▸ **Task statement**:
Your copy of the material must match it exactly, except that pictures are dropped.

▸ **Collected data**:
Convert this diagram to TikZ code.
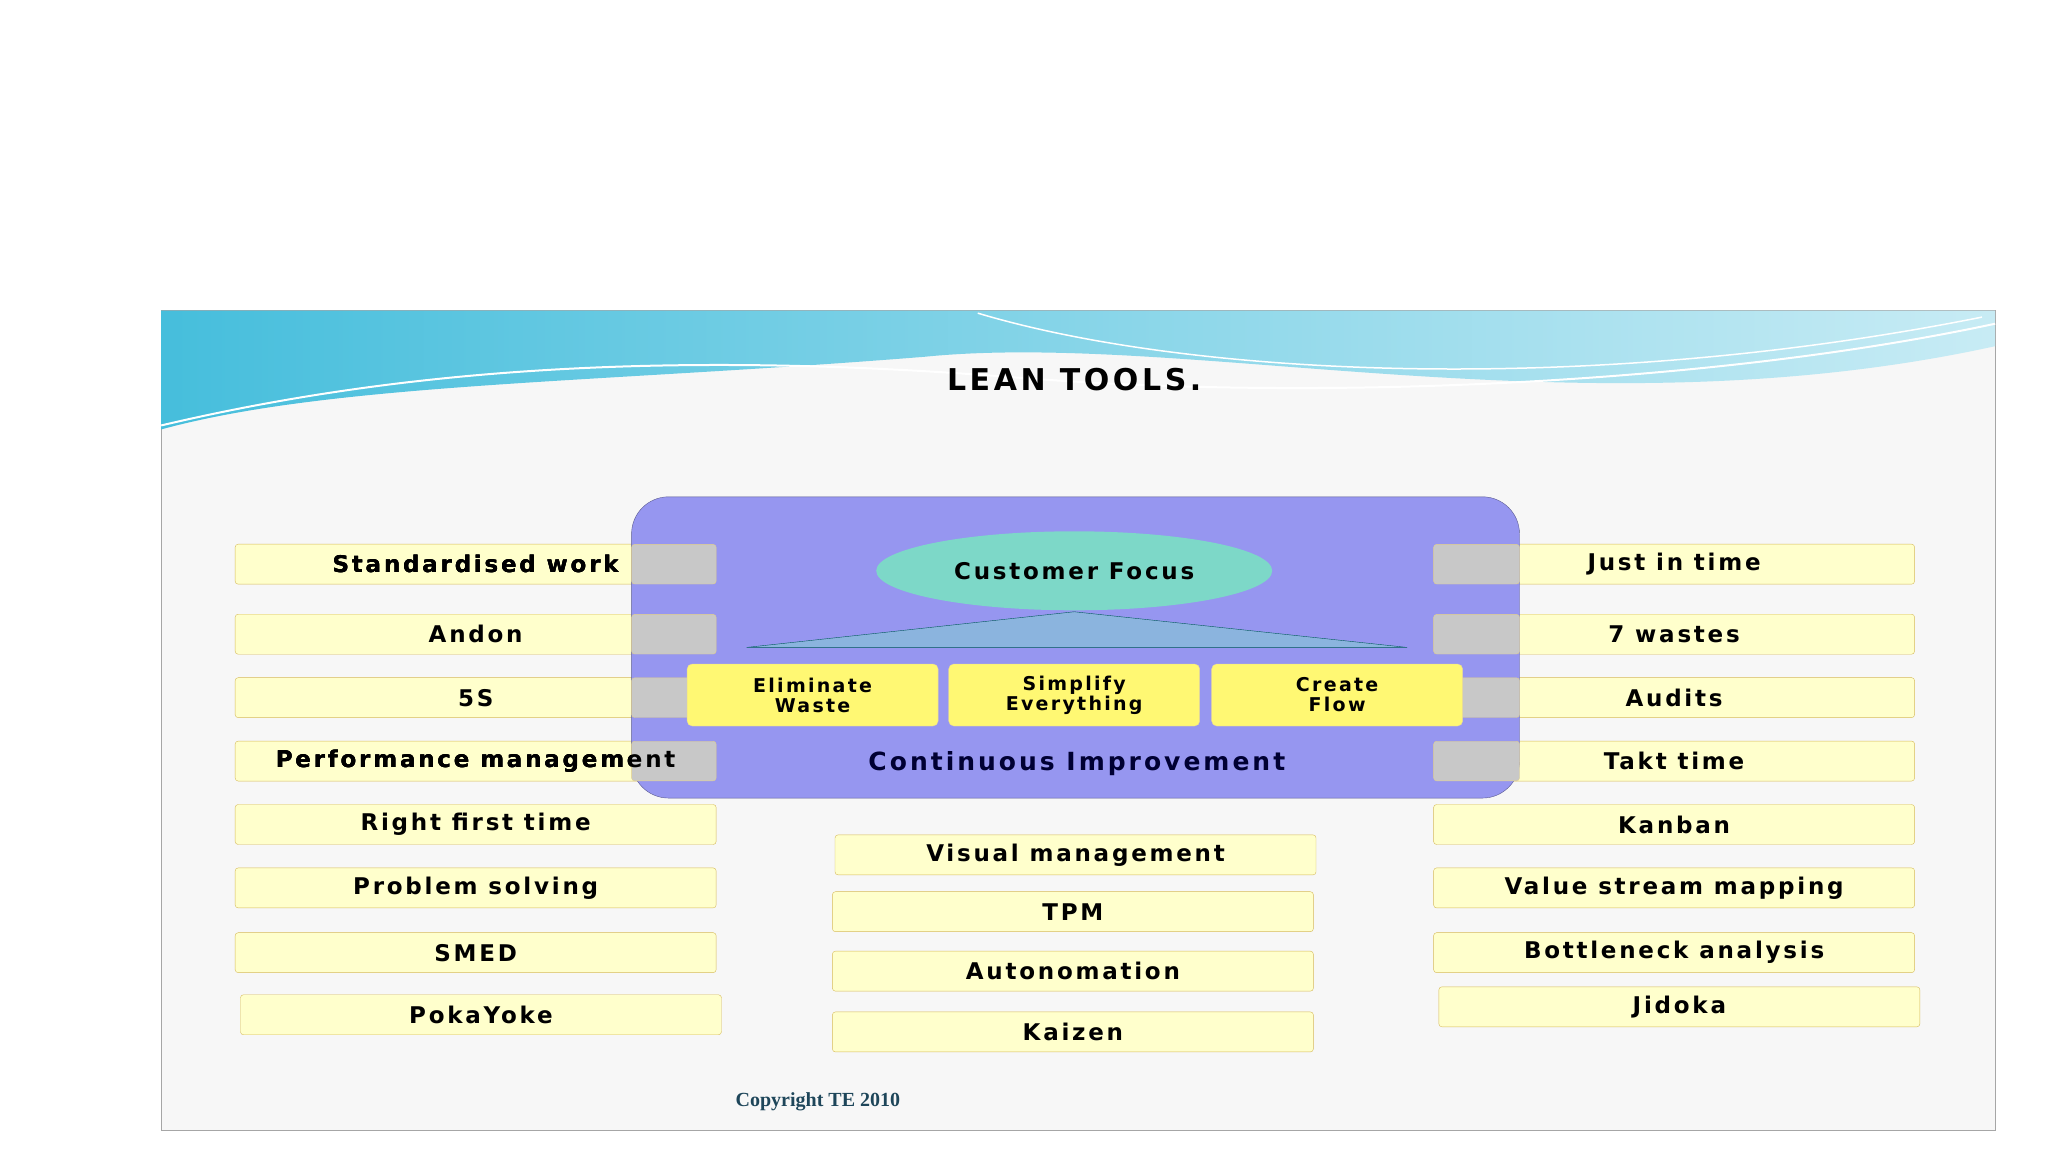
\documentclass[tikz,border=0pt]{standalone}
\usepackage{fontspec}
\setmainfont{DejaVu Sans}
\newfontfamily\copyfont{Liberation Serif}
\newfontfamily\toolfont[LetterSpace=12]{DejaVu Sans}
\usetikzlibrary{shapes.geometric}
\definecolor{boxyellow}{RGB}{255,255,204}
\definecolor{boxedge}{RGB}{214,186,90}
\definecolor{panelblue}{RGB}{150,150,240}
\definecolor{focusteal}{RGB}{125,216,200}
\definecolor{tabgray}{RGB}{200,200,200}
\definecolor{wavecyan}{RGB}{70,190,220}
\definecolor{copyteal}{RGB}{30,70,90}
\tikzset{
  tool/.style={draw=boxedge, fill=boxyellow, rounded corners=3pt, minimum width=481pt, minimum height=40pt,
    font=\toolfont\fontsize{23}{23}\selectfont\bfseries, inner sep=0pt},
  pillar/.style={draw=boxedge!60, fill=yellow!55, rounded corners=5pt, minimum width=251pt, minimum height=62pt,
    font=\toolfont\fontsize{19}{20}\selectfont\bfseries, align=center, inner sep=0pt}
}
\begin{document}
\begin{tikzpicture}[x=1.3213pt, y=-1.3213pt]
    \useasboundingbox (0,0) rectangle (1550,872);
    \fill[white] (0,0) rectangle (1550,872);

    % Slide background and wave
    \draw[gray!70, fill=gray!6] (122,235) rectangle (1510,855);
    \shade[left color=wavecyan, right color=wavecyan!30] (122,235) -- (1510,235) -- (1510,262)
        .. controls (1200,330) and (900,250) .. (700,270) .. controls (450,290) and (250,290) .. (122,325) -- cycle;
    \draw[white, line width=2pt] (122,322) .. controls (300,280) and (500,265) .. (760,285) .. controls (1000,305) and (1300,290) .. (1510,245);
    \draw[white, line width=1.5pt] (740,237) .. controls (900,285) and (1200,300) .. (1500,240);
    \node[font=\toolfont\fontsize{30}{30}\selectfont\bfseries] (title) at (813,287) {LEAN TOOLS.};

    % Left and right tools
    \foreach \t [count=\i] in {Standardised work,Andon,5S,Performance management,Right first time,Problem solving,SMED} {
        \pgfmathsetmacro{\yy}{{427,480,528,576,624,672,721}[\i-1]}
        \node[tool] (l\i) at (360,\yy) {\t};
    }
    \node[tool] (l8) at (364,768) {PokaYoke};
    \foreach \t [count=\i] in {Just in time,7 wastes,Audits,Takt time,Kanban,Value stream mapping,Bottleneck analysis} {
        \pgfmathsetmacro{\yy}{{427,480,528,576,624,672,721}[\i-1]}
        \node[tool] (r\i) at (1267,\yy) {\t};
    }
    \node[tool] (r8) at (1271,762) {Jidoka};
    % text of tools under the panel, drawn again on top
    \node[font=\toolfont\fontsize{23}{23}\selectfont\bfseries] at (l1.center) {Standardised work};
    \node[font=\toolfont\fontsize{23}{23}\selectfont\bfseries] at (l4.center) {Performance management};

    % Centre panel
    \draw[panelblue!60!black, fill=panelblue, rounded corners=37pt] (478,376) rectangle (1150,604);
    \foreach \i in {1,...,4} {
        \pgfmathsetmacro{\yy}{{427,480,528,576}[\i-1]}
        \draw[boxedge!70, fill=tabgray, rounded corners=3pt] (478,\yy-15) rectangle (542,\yy+15);
        \draw[boxedge!70, fill=tabgray, rounded corners=3pt] (1085,\yy-15) rectangle (1150,\yy+15);
    }
    \node[font=\toolfont\fontsize{23}{23}\selectfont\bfseries] at (l1.center) {Standardised work};
    \node[font=\toolfont\fontsize{23}{23}\selectfont\bfseries] at (l4.center) {Performance management};
    \node[ellipse, fill=focusteal, minimum width=396pt, minimum height=79pt, font=\toolfont\fontsize{23}{23}\selectfont\bfseries] (focus) at (813,432) {Customer Focus};
    \draw[teal!70!black, fill=focusteal!45!panelblue] (565,490) -- (813,463) -- (1065,490) -- cycle;
    \node[pillar] (waste) at (615,526) {Eliminate\\Waste};
    \node[pillar] (simple) at (813,526) {Simplify\\Everything};
    \node[pillar] (flow) at (1012,526) {Create\\Flow};
    \node[font=\toolfont\fontsize{25}{25}\selectfont\bfseries, text=blue!20!black] (ci) at (815,578) {Continuous Improvement};

    % Middle tools
    \node[tool] (m1) at (814,647) {Visual management};
    \node[tool] (m2) at (812,690) {TPM};
    \node[tool] (m3) at (812,735) {Autonomation};
    \node[tool] (m4) at (812,781) {Kaizen};

    \node[font=\copyfont\fontsize{20}{20}\selectfont\bfseries, text=copyteal] (copy) at (619,834) {Copyright TE 2010};
\end{tikzpicture}
\end{document}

▸ **Worked answer**:
Convert this diagram to TikZ code.
\documentclass[tikz,border=0pt]{standalone}
\usepackage{fontspec}
\setmainfont{DejaVu Sans}
\newfontfamily\copyfont{Liberation Serif}
\newfontfamily\toolfont[LetterSpace=12]{DejaVu Sans}
\usetikzlibrary{shapes.geometric}
\definecolor{boxyellow}{RGB}{255,255,204}
\definecolor{boxedge}{RGB}{214,186,90}
\definecolor{panelblue}{RGB}{150,150,240}
\definecolor{focusteal}{RGB}{125,216,200}
\definecolor{tabgray}{RGB}{200,200,200}
\definecolor{wavecyan}{RGB}{70,190,220}
\definecolor{copyteal}{RGB}{30,70,90}
\tikzset{
  tool/.style={draw=boxedge, fill=boxyellow, rounded corners=3pt, minimum width=481pt, minimum height=40pt,
    font=\toolfont\fontsize{23}{23}\selectfont\bfseries, inner sep=0pt},
  pillar/.style={draw=boxedge!60, fill=yellow!55, rounded corners=5pt, minimum width=251pt, minimum height=62pt,
    font=\toolfont\fontsize{19}{20}\selectfont\bfseries, align=center, inner sep=0pt}
}
\begin{document}
\begin{tikzpicture}[x=1.3213pt, y=-1.3213pt]
    \useasboundingbox (0,0) rectangle (1550,872);
    \fill[white] (0,0) rectangle (1550,872);

    % Slide background and wave
    \draw[gray!70, fill=gray!6] (122,235) rectangle (1510,855);
    \shade[left color=wavecyan, right color=wavecyan!30] (122,235) -- (1510,235) -- (1510,262)
        .. controls (1200,330) and (900,250) .. (700,270) .. controls (450,290) and (250,290) .. (122,325) -- cycle;
    \draw[white, line width=2pt] (122,322) .. controls (300,280) and (500,265) .. (760,285) .. controls (1000,305) and (1300,290) .. (1510,245);
    \draw[white, line width=1.5pt] (740,237) .. controls (900,285) and (1200,300) .. (1500,240);
    \node[font=\toolfont\fontsize{30}{30}\selectfont\bfseries] (title) at (813,287) {LEAN TOOLS.};

    % Left and right tools
    \foreach \t [count=\i] in {Standardised work,Andon,5S,Performance management,Right first time,Problem solving,SMED} {
        \pgfmathsetmacro{\yy}{{427,480,528,576,624,672,721}[\i-1]}
        \node[tool] (l\i) at (360,\yy) {\t};
    }
    \node[tool] (l8) at (364,768) {PokaYoke};
    \foreach \t [count=\i] in {Just in time,7 wastes,Audits,Takt time,Kanban,Value stream mapping,Bottleneck analysis} {
        \pgfmathsetmacro{\yy}{{427,480,528,576,624,672,721}[\i-1]}
        \node[tool] (r\i) at (1267,\yy) {\t};
    }
    \node[tool] (r8) at (1271,762) {Jidoka};
    % text of tools under the panel, drawn again on top
    \node[font=\toolfont\fontsize{23}{23}\selectfont\bfseries] at (l1.center) {Standardised work};
    \node[font=\toolfont\fontsize{23}{23}\selectfont\bfseries] at (l4.center) {Performance management};

    % Centre panel
    \draw[panelblue!60!black, fill=panelblue, rounded corners=37pt] (478,376) rectangle (1150,604);
    \foreach \i in {1,...,4} {
        \pgfmathsetmacro{\yy}{{427,480,528,576}[\i-1]}
        \draw[boxedge!70, fill=tabgray, rounded corners=3pt] (478,\yy-15) rectangle (542,\yy+15);
        \draw[boxedge!70, fill=tabgray, rounded corners=3pt] (1085,\yy-15) rectangle (1150,\yy+15);
    }
    \node[font=\toolfont\fontsize{23}{23}\selectfont\bfseries] at (l1.center) {Standardised work};
    \node[font=\toolfont\fontsize{23}{23}\selectfont\bfseries] at (l4.center) {Performance management};
    \node[ellipse, fill=focusteal, minimum width=396pt, minimum height=79pt, font=\toolfont\fontsize{23}{23}\selectfont\bfseries] (focus) at (813,432) {Customer Focus};
    \draw[teal!70!black, fill=focusteal!45!panelblue] (565,490) -- (813,463) -- (1065,490) -- cycle;
    \node[pillar] (waste) at (615,526) {Eliminate\\Waste};
    \node[pillar] (simple) at (813,526) {Simplify\\Everything};
    \node[pillar] (flow) at (1012,526) {Create\\Flow};
    \node[font=\toolfont\fontsize{25}{25}\selectfont\bfseries, text=blue!20!black] (ci) at (815,578) {Continuous Improvement};

    % Middle tools
    \node[tool] (m1) at (814,647) {Visual management};
    \node[tool] (m2) at (812,690) {TPM};
    \node[tool] (m3) at (812,735) {Autonomation};
    \node[tool] (m4) at (812,781) {Kaizen};

    \node[font=\copyfont\fontsize{20}{20}\selectfont\bfseries, text=copyteal] (copy) at (619,834) {Copyright TE 2010};
\end{tikzpicture}
\end{document}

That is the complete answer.